Lonesome George, the last giant tortoise of his kind from Pinta Island in the Galapagos, died in 2012, about 100 years old.

George was a type of saddleback tortoise, whose rare, peaked shells are unique to the Galapagos Islands. Those shells allow the animals to stretch their necks high, four or five feet in the air, to reach cactus leaves to eat during the Galapagos dry season.

“He was a striking individual, as [were] all members of his species," said State University of New York conservation biologist James Gibbs. Now, scientists are trying to revive the ancient species by starting a new breeding program using hybrid tortoises that have some of the same genes as George’s ancestors.

The hybrid tortoises were first identified during an expedition in 2008 to Isabela Island in the Galapagos. Scientists found tortoises living there that had the DNA both of native species and those previously found on two other islands.

“These were not just odd tortoises,” Gibbs said of the discovery. “They were transplants from other islands, and moreover, they were transplants from two islands where the tortoises are thought to have gone extinct.”

One of those islands was Lonesome George’s Pinta Island. The other was Floreana, where tortoises had been gone so long they were nearly forgotten.

"Darwin was really the last person to comment and write about them,” Gibbs said. No one really knows how the Pinta and Floreana tortoises got to their new home, Gibbs said, but one theory is that whalers or traders once collected the tortoises on their native islands, then threw them overboard near Isabela Island.

Last month, Gibbs led an expedition to that island to collect 32 of these hybrid tortoises and relocate them to a research center.
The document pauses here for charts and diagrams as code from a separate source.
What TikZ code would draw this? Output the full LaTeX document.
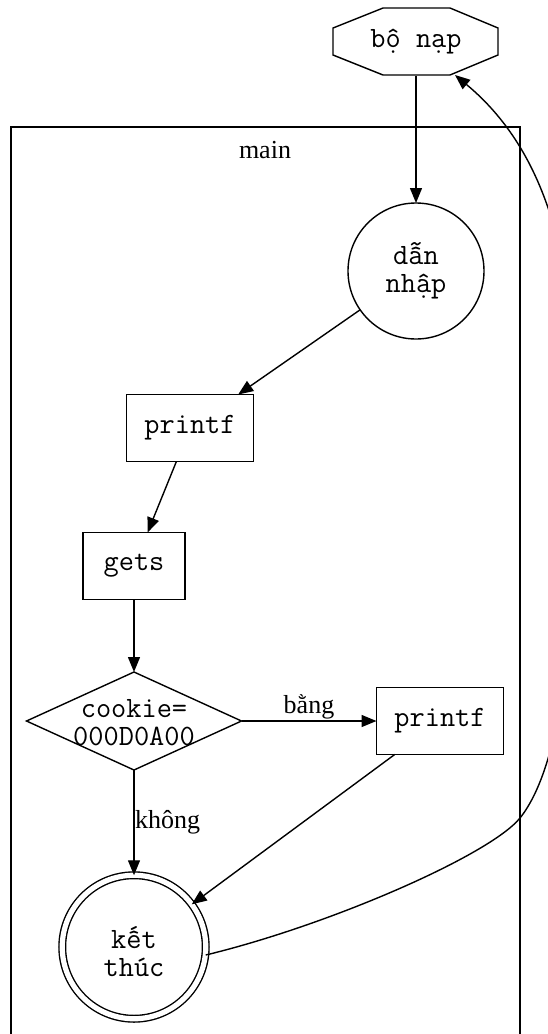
\documentclass[tikz,border=0pt]{standalone}
\usepackage{fontspec}
\setmainfont{Liberation Serif}
\usetikzlibrary{arrows.meta,shapes.geometric}

\tikzset{
  every node/.style={inner sep=0pt, outer sep=0pt},
  code/.style={font=\ttfamily\fontsize{29.5}{28}\selectfont, align=center},
  boxnode/.style={code, draw, line width=1.4pt, rectangle, minimum width=127pt, minimum height=67pt},
  roundnode/.style={code, draw, line width=1.4pt, circle, minimum size=136pt},
  tag/.style={font=\fontsize{26}{28}\selectfont},
  flow/.style={line width=1.4pt, -{Triangle[length=15pt,width=12pt]}},
}

\begin{document}
\begin{tikzpicture}[x=1pt, y=-1pt]
  \useasboundingbox (0,0) rectangle (547,1034);

  % cluster "main"
  \draw[line width=1.4pt] (11,1045) -- (11,127) -- (520,127) -- (520,1045);
  \node[tag] (mainlbl) at (265,150) {main};

  % loader (octagon)
  \node[code, minimum width=165pt, minimum height=67pt] (bn) at (416,42) {bộ nạp};
  \draw[line width=1.4pt] (383,8) -- (450,8) -- (498,28) -- (498,55) -- (450,75)
        -- (383,75) -- (333,55) -- (333,28) -- cycle;
  \coordinate (bnin) at (455,75);

  % nodes inside main
  \node[roundnode] (dn) at (416,271) {dẫn\\nhập};
  \node[boxnode] (p1) at (190,428) {printf};
  \node[boxnode, minimum width=102pt] (gt) at (134,566) {gets};
  \node[draw, line width=1.4pt, diamond, shape aspect=2.19,
        minimum width=215pt, minimum height=98pt] (ck) at (134,721) {};
  \node[code] (cktxt) at (134,723) {cookie=\\000D0A00};
  \node[boxnode] (p2) at (440,721) {printf};
  \node[circle, draw, minimum size=143.5pt, double, double distance=5.2pt, line width=1.4pt] (kt) at (134,947) {};
  \node[code] (ktxt) at (134,952) {kết\\thúc};

  % connectors
  \draw[flow] (bn.south) -- (dn);
  \draw[flow] (dn) -- (p1);
  \draw[flow] (p1) -- (gt);
  \draw[flow] (gt) -- (ck);
  \draw[flow] (ck.east) -- node[tag, above=2pt] (lbang) {bằng} (p2.west);
  \draw[flow] (ck.south) -- node[tag, right=1pt] (lkhong) {không} (kt.north);
  \draw[flow] (p2) -- (kt);
  \coordinate (ktout) at ([yshift=-8pt]kt.east);
  \draw[flow] (ktout) .. controls (330,925) and (490,855) .. (520,818)
        .. controls (560,768) and (575,640) .. (575,490)
        .. controls (580,330) and (572,172) .. (bnin);
\end{tikzpicture}
\end{document}
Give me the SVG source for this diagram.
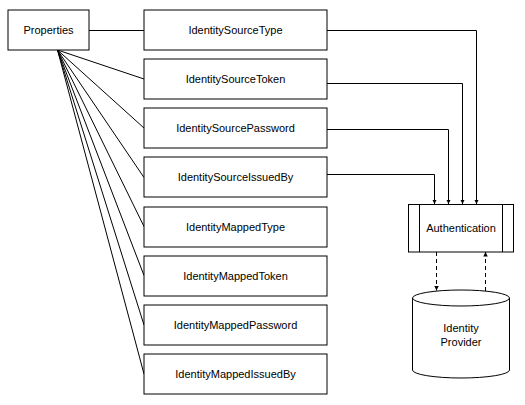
<svg xmlns="http://www.w3.org/2000/svg" width="525" height="405" viewBox="0 0 525 405">
<defs>
<style>
.box{fill:#fff;stroke:#000;stroke-width:1}
.t{font-family:"Liberation Sans",Arial,Helvetica,sans-serif;font-size:11px;fill:#000;text-anchor:middle}
.c{fill:none;stroke:#000;stroke-width:1}
.d{fill:none;stroke:#000;stroke-width:1;stroke-dasharray:4 3}
</style>
<marker id="ah" viewBox="0 0 8 8" refX="8" refY="4" markerWidth="4.5" markerHeight="4.5" orient="auto" markerUnits="userSpaceOnUse">
<path d="M0,0 L8,4 L0,8 Z" fill="#000"/>
</marker>
</defs>
<rect width="525" height="405" fill="#fff"/>
<g id="connectors">
<line class="c" x1="89" y1="30.5" x2="144" y2="30.5"/>
<line class="c" x1="57.5" y1="50" x2="144" y2="79"/>
<line class="c" x1="57.5" y1="50" x2="144" y2="128"/>
<line class="c" x1="57.5" y1="50" x2="144" y2="177.5"/>
<line class="c" x1="57.5" y1="50" x2="144" y2="226.5"/>
<line class="c" x1="57.5" y1="50" x2="144" y2="275.5"/>
<line class="c" x1="57.5" y1="50" x2="144" y2="325"/>
<line class="c" x1="57.5" y1="50" x2="144" y2="374"/>
<polyline class="c" points="327,30.5 476.5,30.5 476.5,204" marker-end="url(#ah)"/>
<polyline class="c" points="327,83.5 462.5,83.5 462.5,204" marker-end="url(#ah)"/>
<polyline class="c" points="327,129.5 448.5,129.5 448.5,204" marker-end="url(#ah)"/>
<polyline class="c" points="327,174.5 434.5,174.5 434.5,204" marker-end="url(#ah)"/>
<line class="d" x1="436.5" y1="252" x2="436.5" y2="290.5" marker-end="url(#ah)"/>
<line class="d" x1="485.5" y1="291" x2="485.5" y2="252" marker-end="url(#ah)"/>
</g>
<g id="properties">
<rect class="box" x="8" y="10" width="81" height="40"/>
<text class="t" x="48.5" y="34">Properties</text>
</g>
<g id="identitySourceType">
<rect class="box" x="144" y="10" width="183" height="40"/>
<text class="t" x="235.5" y="34">IdentitySourceType</text>
</g>
<g id="identitySourceToken">
<rect class="box" x="144" y="59" width="183" height="40"/>
<text class="t" x="235.5" y="83">IdentitySourceToken</text>
</g>
<g id="identitySourcePassword">
<rect class="box" x="144" y="108" width="183" height="40"/>
<text class="t" x="235.5" y="132">IdentitySourcePassword</text>
</g>
<g id="identitySourceIssuedBy">
<rect class="box" x="144" y="157" width="183" height="40"/>
<text class="t" x="235.5" y="181">IdentitySourceIssuedBy</text>
</g>
<g id="identityMappedType">
<rect class="box" x="144" y="207" width="183" height="40"/>
<text class="t" x="235.5" y="230.5">IdentityMappedType</text>
</g>
<g id="identityMappedToken">
<rect class="box" x="144" y="256" width="183" height="40"/>
<text class="t" x="235.5" y="279.5">IdentityMappedToken</text>
</g>
<g id="identityMappedPassword">
<rect class="box" x="144" y="305" width="183" height="40"/>
<text class="t" x="235.5" y="329">IdentityMappedPassword</text>
</g>
<g id="identityMappedIssuedBy">
<rect class="box" x="144" y="354" width="183" height="40"/>
<text class="t" x="235.5" y="378">IdentityMappedIssuedBy</text>
</g>
<g id="authentication">
<rect class="box" x="408.5" y="204.5" width="105" height="47.5"/>
<line class="c" x1="419.5" y1="204.5" x2="419.5" y2="252"/>
<line class="c" x1="502.5" y1="204.5" x2="502.5" y2="252"/>
<text class="t" x="461" y="232">Authentication</text>
</g>
<g id="identityProvider">
<path class="box" d="M412.5,298 A48.5,8 0 0 1 509.5,298 L509.5,370 A48.5,8 0 0 1 412.5,370 Z"/>
<path class="c" d="M412.5,298 A48.5,8 0 0 0 509.5,298"/>
<text class="t" x="461" y="332">Identity</text>
<text class="t" x="461" y="346">Provider</text>
</g>
</svg>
Gibbs and his team, including lead geneticist Adalgisa Caccone from Yale University, will analyze the DNA of the animals to find those with the highest concentrations of Pinta and Floreana genetics.

After about a year, the research team, which is working under the Giant Tortoise Restoration Initiative, hopes to start a breeding plan to produce animals similar to those that originally lived on the two islands.